Los que se crían con los abuelos salen a la vida con un máster en madurez, con una educación complementaria de la que aportan los padres. Los abuelos te enseñan que dar tu palabra es como firmar un papel ante notario, que al salir de una habitación hay que apagar la luz “que Fenosa es muy cara”, que las patatas hay que pelarlas muy finito que si no se va media patata en la piel. Que las bolsas de plástico del súper no se pueden tirar porque “hay que respetarlas” y ya se sabe que “el que guarda siempre tiene”. Que si aparecen hormigas con alas en la ventana, mañana llueve fijo, por mucho que los del tiempo en la tele digan que no.

Los abuelos te quieren con calma y te dejan en herencia una mirada serena, una experiencia, una cultura, una forma de enfrentarte a la vida que te prepara para los golpes que te esperan en cada esquina. Los abuelos no quieren ser galletas, quieren importar, que se les valore, que se les escuche, sea en su casa o en un centro, pero que sea con una humanidad que está faltando.

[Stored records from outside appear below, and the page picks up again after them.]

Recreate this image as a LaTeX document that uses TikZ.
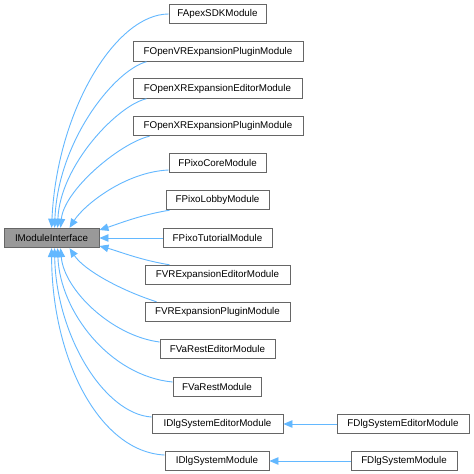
\documentclass[tikz,border=0pt]{standalone}
\usepackage{fontspec}
\setmainfont{Liberation Sans}
\usetikzlibrary{arrows.meta}
\definecolor{edgeblue}{HTML}{63B8FF}
\definecolor{boxborder}{HTML}{666666}
\definecolor{basefill}{HTML}{999999}
\tikzset{
  cls/.style={draw=boxborder, fill=white, line width=0.9pt, inner sep=0pt,
    minimum height=19.5pt, font=\fontsize{9.8}{12}\selectfont, text=black},
  basecls/.style={cls, fill=basefill},
  inh/.style={draw=edgeblue, line width=0.9pt,
    -{Triangle[length=9pt,width=7.5pt]}, color=edgeblue}
}
\begin{document}
\begin{tikzpicture}[x=1pt,y=-1pt]
\useasboundingbox (0,0) rectangle (474,474);
\fill[white] (0,0) rectangle (474,474);
% nodes
\node[basecls, minimum width=95pt] (imi) at (51.5,238) {IModuleInterface};
\node[cls, minimum width=97pt]  (apex)   at (217.5,14)   {FApexSDKModule};
\node[cls, minimum width=170pt] (ovr)    at (218,51.5)   {FOpenVRExpansionPluginModule};
\node[cls, minimum width=169pt] (oxe)    at (217.5,88.5) {FOpenXRExpansionEditorModule};
\node[cls, minimum width=170pt] (oxp)    at (218,126)    {FOpenXRExpansionPluginModule};
\node[cls, minimum width=97pt]  (pcore)  at (217.5,163)  {FPixoCoreModule};
\node[cls, minimum width=103pt] (plobby) at (217.5,200)  {FPixoLobbyModule};
\node[cls, minimum width=109pt] (ptut)   at (217.5,238)  {FPixoTutorialModule};
\node[cls, minimum width=145pt] (vre)    at (217.5,275)  {FVRExpansionEditorModule};
\node[cls, minimum width=145pt] (vrp)    at (217.5,312)  {FVRExpansionPluginModule};
\node[cls, minimum width=115pt] (vare)   at (217.5,349)  {FVaRestEditorModule};
\node[cls, minimum width=88pt]  (var)    at (217,387)    {FVaRestModule};
\node[cls, minimum width=131pt] (idse)   at (217.5,424)  {IDlgSystemEditorModule};
\node[cls, minimum width=104pt] (ids)    at (217,461)    {IDlgSystemModule};
\node[cls, minimum width=132pt] (fdse)   at (403,424)    {FDlgSystemEditorModule};
\node[cls, minimum width=106pt] (fds)    at (404,461)    {FDlgSystemModule};
% edges (child -> parent)
\draw[inh] (apex.west) .. controls (116,14) and (57,110) .. ([xshift=48pt]imi.north west);
\draw[inh] ([xshift=14pt]ovr.south west) .. controls (115,70) and (58,140) .. ([xshift=51pt]imi.north west);
\draw[inh] ([xshift=14pt]oxe.south west) .. controls (118,105) and (60,165) .. ([xshift=54pt]imi.north west);
\draw[inh] ([xshift=17pt]oxp.south west) .. controls (120,143) and (64,190) .. ([xshift=57pt]imi.north west);
\draw[inh] ([yshift=-7pt]pcore.west) .. controls (125,172) and (84,205) .. ([xshift=66pt]imi.north west);
\draw[inh] ([xshift=4pt]plobby.south west) .. controls (140,215) and (118,224) .. ([yshift=8pt]imi.east);
\draw[inh] (ptut.west) -- (imi.east);
\draw[inh] ([xshift=25pt]vre.north west) .. controls (140,260) and (118,251) .. ([yshift=-8pt]imi.east);
\draw[inh] ([xshift=12pt]vrp.north west) .. controls (120,290) and (84,270) .. ([xshift=66pt]imi.south west);
\draw[inh] ([yshift=7pt]vare.west) .. controls (112,336) and (64,290) .. ([xshift=57pt]imi.south west);
\draw[inh] ([yshift=5pt]var.west) .. controls (110,376) and (60,312) .. ([xshift=54pt]imi.south west);
\draw[inh] ([yshift=7pt]idse.west) .. controls (104,414) and (56,335) .. ([xshift=51pt]imi.south west);
\draw[inh] ([yshift=6pt]ids.west) .. controls (100,452) and (52,360) .. ([xshift=48pt]imi.south west);
\draw[inh] (fdse.west) -- (idse.east);
\draw[inh] (fds.west) -- (ids.east);
\end{tikzpicture}
\end{document}
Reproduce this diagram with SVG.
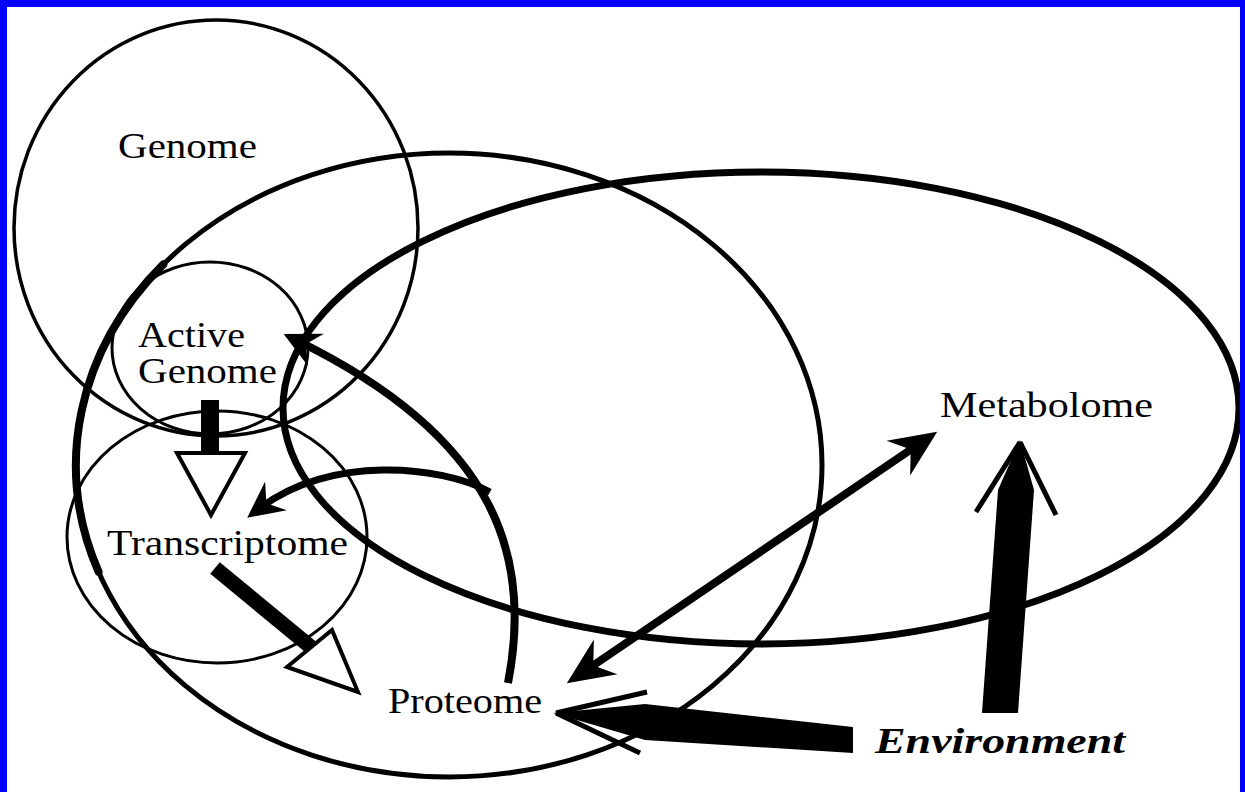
<svg xmlns="http://www.w3.org/2000/svg" width="1245" height="792" viewBox="0 0 1245 792">
  <style>
    .ring { fill: none; stroke: #000; }
    .lbl { font-family: "Liberation Serif", "Times New Roman", serif; font-size: 35px; fill: #000; }
    .env { font-weight: bold; font-style: italic; }
    .flow { fill: none; stroke: #000; }
    .hollow { fill: #fff; stroke: #000; stroke-width: 4; stroke-linejoin: miter; }
    .solid { fill: #000; stroke: none; }
    .barb { stroke: #000; stroke-width: 5; fill: none; }
  </style>
  <defs>
    <marker id="headL" markerUnits="userSpaceOnUse" markerWidth="70" markerHeight="70" viewBox="-35 -35 70 70" refX="0" refY="0" orient="auto-start-reverse">
      <path d="M22,0 L-25,-21 L-10,0 L-25,21 Z" fill="#000"/>
    </marker>
    <marker id="headS" markerUnits="userSpaceOnUse" markerWidth="60" markerHeight="60" viewBox="-30 -30 60 60" refX="0" refY="0" orient="auto">
      <path d="M16,0 L-20,-18 L-8,0 L-20,18 Z" fill="#000"/>
    </marker>
  </defs>

  <rect x="0" y="0" width="1245" height="792" fill="#fff"/>

  <g id="genome">
    <ellipse class="ring" cx="216" cy="228" rx="202" ry="208" stroke-width="3.5"/>
    <text class="lbl" x="118" y="158" textLength="139" lengthAdjust="spacingAndGlyphs">Genome</text>
  </g>

  <g id="proteome">
    <ellipse class="ring" cx="449" cy="465" rx="373" ry="312" stroke-width="5"/>
    <path class="ring" d="M163.3,264.4 A373,312 0 0 0 98.5,571.7" stroke-width="8" stroke-linecap="round"/>
    <text class="lbl" x="388" y="713" textLength="154" lengthAdjust="spacingAndGlyphs">Proteome</text>
  </g>

  <g id="metabolome">
    <ellipse class="ring" cx="761" cy="408" rx="478" ry="236" stroke-width="7"/>
    <text class="lbl" x="940" y="417" textLength="213" lengthAdjust="spacingAndGlyphs">Metabolome</text>
  </g>

  <g id="active-genome">
    <ellipse class="ring" cx="210" cy="348" rx="98" ry="86" stroke-width="3"/>
    <text class="lbl" x="138" y="347" textLength="107" lengthAdjust="spacingAndGlyphs">Active</text>
    <text class="lbl" x="138" y="383" textLength="139" lengthAdjust="spacingAndGlyphs">Genome</text>
  </g>

  <g id="transcriptome">
    <ellipse class="ring" cx="217" cy="537" rx="150" ry="126" stroke-width="3"/>
    <text class="lbl" x="107" y="555" textLength="241" lengthAdjust="spacingAndGlyphs">Transcriptome</text>
  </g>

  <g id="environment">
    <text class="lbl env" x="875" y="753" textLength="250" lengthAdjust="spacingAndGlyphs">Environment</text>
  </g>

  <g id="connectors">
    <!-- Active Genome -> Transcriptome -->
    <rect x="201" y="400" width="18" height="54" fill="#000"/>
    <polygon class="hollow" points="177,453 245,453 211,515"/>
    <!-- Transcriptome -> Proteome -->
    <line x1="215" y1="568" x2="312" y2="648" stroke="#000" stroke-width="15"/>
    <polygon class="hollow" points="287,667 332,630 358,692"/>
    <!-- Proteome -> Active Genome (curved) -->
    <path class="flow" d="M508,683 C532,560 500,440 298,341" stroke-width="8" marker-end="url(#headS)"/>
    <!-- feedback to Transcriptome (curved) -->
    <path class="flow" d="M490,492 C440,465 330,455 260,508" stroke-width="7" marker-end="url(#headS)"/>
    <!-- Proteome <-> Metabolome -->
    <line x1="585" y1="671" x2="919" y2="444" stroke="#000" stroke-width="8" marker-start="url(#headL)" marker-end="url(#headL)"/>
    <!-- Environment -> Proteome -->
    <polygon class="solid" points="553,713 645,704 853,727 853,753 645,740"/>
    <line class="barb" x1="556" y1="713" x2="647" y2="692"/>
    <line class="barb" x1="556" y1="713" x2="640" y2="753"/>
    <!-- Environment -> Metabolome -->
    <polygon class="solid" points="982,713 1018,713 1034,490 1020,440 998,490"/>
    <line class="barb" x1="1020" y1="442" x2="976" y2="512"/>
    <line class="barb" x1="1020" y1="442" x2="1056" y2="515"/>
  </g>

  <path d="M0,0 H1245 V792 H0 Z M7,7 V792 H1240 V7 Z" fill="#0000ff" fill-rule="evenodd"/>
</svg>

Porque al final ese destino, la vejez, nos alcanzará a todos. Porque el destino que aventuró Soylent Green para el año que viene, viejos que solo importan para que nosotros tengamos comida y podamos seguir trabajándonos la autodestrucción, es solo una posibilidad, porque contra el apocalipsis está el contrapocalipsis, un concepto que acaba de lanzar un grupo de antropólogos y filósofos (según recoge en un artículo la periodista Mar Padilla) porque la resignación ante un posible fin lleva a la desmovilización y ésta sí que conlleva la cuenta atrás.

Que Charlton Heston vuelva a casa esta Navidad pero con esta película que reúne todas estas advertencias de hace casi cincuenta años, incluido el espeluznante retrato machista de la mujer, textualmente denominada “mobiliario”.